(Rows from a dataset of charts and code)
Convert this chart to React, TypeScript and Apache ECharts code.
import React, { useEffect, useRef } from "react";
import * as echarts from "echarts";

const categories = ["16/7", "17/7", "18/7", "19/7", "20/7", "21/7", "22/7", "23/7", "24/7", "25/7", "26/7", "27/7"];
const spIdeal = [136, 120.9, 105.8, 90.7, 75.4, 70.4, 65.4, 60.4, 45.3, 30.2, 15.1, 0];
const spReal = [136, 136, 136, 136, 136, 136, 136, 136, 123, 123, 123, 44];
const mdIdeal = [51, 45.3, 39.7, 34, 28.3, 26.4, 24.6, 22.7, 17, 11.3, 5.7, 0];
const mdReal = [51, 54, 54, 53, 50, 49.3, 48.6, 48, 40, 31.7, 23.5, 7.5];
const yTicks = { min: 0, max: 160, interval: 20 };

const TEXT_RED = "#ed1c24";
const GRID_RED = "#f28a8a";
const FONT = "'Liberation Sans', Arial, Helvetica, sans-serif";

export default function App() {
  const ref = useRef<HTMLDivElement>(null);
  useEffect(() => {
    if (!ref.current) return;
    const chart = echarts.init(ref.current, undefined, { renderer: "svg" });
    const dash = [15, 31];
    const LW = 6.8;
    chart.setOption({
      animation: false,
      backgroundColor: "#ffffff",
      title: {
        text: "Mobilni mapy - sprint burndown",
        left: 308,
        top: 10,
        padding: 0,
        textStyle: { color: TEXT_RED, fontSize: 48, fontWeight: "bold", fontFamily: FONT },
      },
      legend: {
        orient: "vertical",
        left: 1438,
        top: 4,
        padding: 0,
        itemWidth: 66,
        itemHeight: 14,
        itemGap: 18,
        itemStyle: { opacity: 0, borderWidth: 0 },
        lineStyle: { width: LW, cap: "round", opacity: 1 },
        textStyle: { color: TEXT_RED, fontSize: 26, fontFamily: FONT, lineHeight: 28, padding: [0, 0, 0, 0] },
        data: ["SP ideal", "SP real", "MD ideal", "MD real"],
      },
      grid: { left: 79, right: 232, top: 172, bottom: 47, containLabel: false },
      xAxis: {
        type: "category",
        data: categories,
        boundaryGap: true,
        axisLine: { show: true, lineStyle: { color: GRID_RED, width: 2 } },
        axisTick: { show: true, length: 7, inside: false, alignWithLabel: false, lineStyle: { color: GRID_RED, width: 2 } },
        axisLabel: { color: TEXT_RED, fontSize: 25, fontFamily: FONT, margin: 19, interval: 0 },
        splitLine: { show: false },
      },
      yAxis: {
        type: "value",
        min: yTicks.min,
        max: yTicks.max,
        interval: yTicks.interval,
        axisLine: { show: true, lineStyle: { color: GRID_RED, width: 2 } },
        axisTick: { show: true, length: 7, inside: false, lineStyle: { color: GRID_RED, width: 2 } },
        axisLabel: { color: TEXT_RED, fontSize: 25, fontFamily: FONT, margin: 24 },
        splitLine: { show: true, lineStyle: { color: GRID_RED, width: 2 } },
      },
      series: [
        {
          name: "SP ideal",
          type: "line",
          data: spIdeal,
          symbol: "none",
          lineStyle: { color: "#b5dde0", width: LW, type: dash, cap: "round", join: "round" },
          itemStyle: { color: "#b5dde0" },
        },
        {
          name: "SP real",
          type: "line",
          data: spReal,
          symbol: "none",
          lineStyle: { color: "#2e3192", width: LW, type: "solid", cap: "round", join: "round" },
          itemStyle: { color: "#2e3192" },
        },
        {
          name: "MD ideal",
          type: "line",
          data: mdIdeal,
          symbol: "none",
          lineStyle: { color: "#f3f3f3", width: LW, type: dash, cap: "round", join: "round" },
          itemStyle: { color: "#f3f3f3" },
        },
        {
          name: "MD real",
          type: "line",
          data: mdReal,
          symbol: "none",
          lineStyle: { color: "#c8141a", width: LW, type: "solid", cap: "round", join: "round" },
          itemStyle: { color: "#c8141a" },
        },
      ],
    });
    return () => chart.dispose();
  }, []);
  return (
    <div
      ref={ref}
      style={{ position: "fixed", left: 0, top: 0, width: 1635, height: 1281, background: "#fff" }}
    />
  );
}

---

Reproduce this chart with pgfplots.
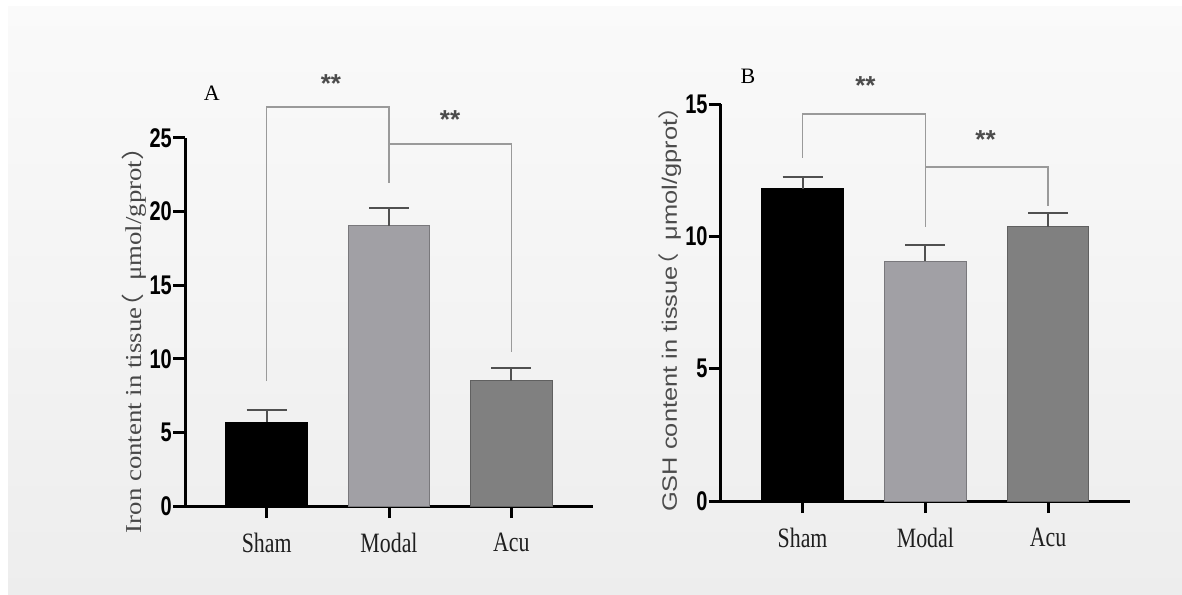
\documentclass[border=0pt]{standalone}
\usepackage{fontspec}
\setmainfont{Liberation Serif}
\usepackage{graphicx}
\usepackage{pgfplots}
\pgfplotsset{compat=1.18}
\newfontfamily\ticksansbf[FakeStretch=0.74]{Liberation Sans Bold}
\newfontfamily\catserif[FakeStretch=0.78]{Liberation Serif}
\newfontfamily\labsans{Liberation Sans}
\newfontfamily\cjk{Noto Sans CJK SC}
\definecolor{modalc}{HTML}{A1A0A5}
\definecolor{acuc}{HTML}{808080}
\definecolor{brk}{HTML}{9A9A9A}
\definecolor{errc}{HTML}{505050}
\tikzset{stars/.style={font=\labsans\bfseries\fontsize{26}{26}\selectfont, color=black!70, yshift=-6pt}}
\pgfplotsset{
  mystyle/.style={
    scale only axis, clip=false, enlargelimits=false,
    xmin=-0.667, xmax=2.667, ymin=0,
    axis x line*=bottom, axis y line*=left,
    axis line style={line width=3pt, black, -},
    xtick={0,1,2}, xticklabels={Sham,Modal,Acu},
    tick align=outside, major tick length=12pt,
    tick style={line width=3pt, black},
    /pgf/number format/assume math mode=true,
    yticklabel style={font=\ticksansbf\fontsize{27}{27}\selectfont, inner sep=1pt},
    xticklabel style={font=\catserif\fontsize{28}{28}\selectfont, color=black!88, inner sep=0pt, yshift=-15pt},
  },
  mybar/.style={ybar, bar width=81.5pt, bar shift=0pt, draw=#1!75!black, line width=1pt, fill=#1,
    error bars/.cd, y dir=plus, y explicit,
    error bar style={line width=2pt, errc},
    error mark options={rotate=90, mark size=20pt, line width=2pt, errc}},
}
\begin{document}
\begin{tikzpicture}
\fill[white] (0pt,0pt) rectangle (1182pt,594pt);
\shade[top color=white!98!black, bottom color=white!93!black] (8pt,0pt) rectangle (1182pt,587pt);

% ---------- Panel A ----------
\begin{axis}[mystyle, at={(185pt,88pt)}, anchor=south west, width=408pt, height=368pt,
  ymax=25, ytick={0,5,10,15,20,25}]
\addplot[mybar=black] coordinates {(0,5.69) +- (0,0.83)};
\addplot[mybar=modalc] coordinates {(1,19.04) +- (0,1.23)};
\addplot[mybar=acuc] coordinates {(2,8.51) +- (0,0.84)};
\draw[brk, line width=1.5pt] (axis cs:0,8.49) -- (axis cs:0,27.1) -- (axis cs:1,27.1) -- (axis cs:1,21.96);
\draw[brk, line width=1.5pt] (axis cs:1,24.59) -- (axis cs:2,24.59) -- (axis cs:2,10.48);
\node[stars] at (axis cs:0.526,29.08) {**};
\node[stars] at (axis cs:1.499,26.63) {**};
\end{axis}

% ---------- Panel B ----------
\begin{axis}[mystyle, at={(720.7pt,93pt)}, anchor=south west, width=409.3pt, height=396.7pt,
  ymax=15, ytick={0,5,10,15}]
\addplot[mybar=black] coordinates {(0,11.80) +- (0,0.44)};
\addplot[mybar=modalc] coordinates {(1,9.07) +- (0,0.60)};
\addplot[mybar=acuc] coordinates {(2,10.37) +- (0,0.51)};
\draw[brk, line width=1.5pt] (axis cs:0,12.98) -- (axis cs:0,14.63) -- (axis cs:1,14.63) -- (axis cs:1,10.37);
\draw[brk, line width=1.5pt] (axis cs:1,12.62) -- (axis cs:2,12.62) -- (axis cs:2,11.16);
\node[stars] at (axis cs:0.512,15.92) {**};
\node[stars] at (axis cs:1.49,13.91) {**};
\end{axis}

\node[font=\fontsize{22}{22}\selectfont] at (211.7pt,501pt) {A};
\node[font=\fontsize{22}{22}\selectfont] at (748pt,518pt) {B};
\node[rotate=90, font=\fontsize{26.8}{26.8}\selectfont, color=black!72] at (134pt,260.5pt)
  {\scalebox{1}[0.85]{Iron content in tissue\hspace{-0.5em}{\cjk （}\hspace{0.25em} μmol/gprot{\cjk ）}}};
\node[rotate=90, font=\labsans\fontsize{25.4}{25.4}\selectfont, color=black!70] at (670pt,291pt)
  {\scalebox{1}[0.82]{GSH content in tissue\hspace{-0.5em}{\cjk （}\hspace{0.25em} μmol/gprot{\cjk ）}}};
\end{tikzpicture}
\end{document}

...

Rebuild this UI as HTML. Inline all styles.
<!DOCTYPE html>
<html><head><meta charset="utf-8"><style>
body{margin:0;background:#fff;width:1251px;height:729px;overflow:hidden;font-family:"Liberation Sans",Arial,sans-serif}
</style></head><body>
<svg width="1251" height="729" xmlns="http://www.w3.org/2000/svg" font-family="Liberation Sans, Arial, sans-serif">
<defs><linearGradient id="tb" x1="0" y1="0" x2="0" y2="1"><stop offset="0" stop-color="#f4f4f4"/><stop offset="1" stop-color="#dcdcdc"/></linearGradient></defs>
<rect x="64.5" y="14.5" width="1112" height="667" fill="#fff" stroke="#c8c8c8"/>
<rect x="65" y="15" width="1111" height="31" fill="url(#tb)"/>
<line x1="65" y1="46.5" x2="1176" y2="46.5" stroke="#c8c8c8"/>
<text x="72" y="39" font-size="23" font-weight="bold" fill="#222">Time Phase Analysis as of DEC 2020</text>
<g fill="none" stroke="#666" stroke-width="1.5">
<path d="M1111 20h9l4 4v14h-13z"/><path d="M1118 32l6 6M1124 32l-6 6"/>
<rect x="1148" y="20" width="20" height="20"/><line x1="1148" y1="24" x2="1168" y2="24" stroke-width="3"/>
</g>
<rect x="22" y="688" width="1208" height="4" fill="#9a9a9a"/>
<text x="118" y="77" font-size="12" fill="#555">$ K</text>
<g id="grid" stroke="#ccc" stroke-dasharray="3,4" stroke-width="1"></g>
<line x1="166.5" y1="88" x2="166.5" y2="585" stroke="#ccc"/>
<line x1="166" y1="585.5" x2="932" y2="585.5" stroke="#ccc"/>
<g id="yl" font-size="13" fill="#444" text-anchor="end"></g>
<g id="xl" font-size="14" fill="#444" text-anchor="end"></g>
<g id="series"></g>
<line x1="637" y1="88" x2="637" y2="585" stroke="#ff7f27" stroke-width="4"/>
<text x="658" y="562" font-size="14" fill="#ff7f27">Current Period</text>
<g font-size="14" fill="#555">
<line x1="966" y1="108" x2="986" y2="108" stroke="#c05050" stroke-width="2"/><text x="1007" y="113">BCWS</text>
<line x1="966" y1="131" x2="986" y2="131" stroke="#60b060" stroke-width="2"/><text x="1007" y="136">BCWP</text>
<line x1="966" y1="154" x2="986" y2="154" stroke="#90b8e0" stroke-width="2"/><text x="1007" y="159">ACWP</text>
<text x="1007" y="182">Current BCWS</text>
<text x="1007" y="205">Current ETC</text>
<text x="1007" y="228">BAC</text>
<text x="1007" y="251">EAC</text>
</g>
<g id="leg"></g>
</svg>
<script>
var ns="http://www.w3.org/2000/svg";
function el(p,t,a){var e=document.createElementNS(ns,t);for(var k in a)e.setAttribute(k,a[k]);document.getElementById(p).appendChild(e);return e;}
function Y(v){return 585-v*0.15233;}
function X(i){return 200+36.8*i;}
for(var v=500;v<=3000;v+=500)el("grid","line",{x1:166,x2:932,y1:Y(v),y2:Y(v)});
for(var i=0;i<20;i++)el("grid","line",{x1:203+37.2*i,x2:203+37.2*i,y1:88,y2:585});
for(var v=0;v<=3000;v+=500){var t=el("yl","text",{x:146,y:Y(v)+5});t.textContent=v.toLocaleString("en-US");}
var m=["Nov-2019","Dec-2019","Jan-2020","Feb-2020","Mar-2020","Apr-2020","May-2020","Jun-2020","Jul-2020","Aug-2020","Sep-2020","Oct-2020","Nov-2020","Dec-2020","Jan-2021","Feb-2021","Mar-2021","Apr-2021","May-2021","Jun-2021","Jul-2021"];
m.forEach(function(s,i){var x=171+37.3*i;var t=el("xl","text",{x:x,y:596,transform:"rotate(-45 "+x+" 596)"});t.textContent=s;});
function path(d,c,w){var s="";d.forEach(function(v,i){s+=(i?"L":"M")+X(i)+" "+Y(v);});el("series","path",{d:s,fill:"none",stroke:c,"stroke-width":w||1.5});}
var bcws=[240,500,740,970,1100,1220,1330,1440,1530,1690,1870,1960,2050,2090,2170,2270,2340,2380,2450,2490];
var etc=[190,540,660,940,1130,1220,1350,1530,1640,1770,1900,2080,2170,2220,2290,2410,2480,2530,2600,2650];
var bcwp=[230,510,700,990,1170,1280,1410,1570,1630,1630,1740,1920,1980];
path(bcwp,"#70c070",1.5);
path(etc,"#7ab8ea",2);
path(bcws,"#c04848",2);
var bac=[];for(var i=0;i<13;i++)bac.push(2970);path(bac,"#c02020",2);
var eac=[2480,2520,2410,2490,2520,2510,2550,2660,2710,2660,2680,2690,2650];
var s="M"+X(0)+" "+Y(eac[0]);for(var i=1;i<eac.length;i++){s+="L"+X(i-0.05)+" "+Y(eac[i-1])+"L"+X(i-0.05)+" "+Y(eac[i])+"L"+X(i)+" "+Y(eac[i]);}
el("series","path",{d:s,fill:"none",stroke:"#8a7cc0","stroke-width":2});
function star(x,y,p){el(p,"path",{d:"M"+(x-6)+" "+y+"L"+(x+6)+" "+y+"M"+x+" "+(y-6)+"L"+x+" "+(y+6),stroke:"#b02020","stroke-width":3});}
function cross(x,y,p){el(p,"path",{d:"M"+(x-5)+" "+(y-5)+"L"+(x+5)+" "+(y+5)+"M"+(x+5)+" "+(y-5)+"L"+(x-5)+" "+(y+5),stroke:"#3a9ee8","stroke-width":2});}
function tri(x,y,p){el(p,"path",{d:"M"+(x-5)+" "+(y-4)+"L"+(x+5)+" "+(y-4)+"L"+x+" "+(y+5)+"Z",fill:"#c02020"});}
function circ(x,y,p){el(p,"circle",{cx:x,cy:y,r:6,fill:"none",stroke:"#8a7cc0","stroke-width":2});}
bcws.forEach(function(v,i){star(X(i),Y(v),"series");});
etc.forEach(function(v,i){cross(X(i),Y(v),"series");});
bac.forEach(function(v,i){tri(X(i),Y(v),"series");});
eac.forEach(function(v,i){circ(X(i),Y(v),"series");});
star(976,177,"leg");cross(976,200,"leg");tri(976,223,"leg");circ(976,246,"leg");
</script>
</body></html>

Task requirements: Only the lines from the one containing "Convert this chart" through the one containing "import * as" are to be reproduced, exactly as they appear.

Output for this task:
Convert this chart to React, TypeScript and Apache ECharts code.
import React, { useEffect, useRef } from "react";
import * as echarts from "echarts";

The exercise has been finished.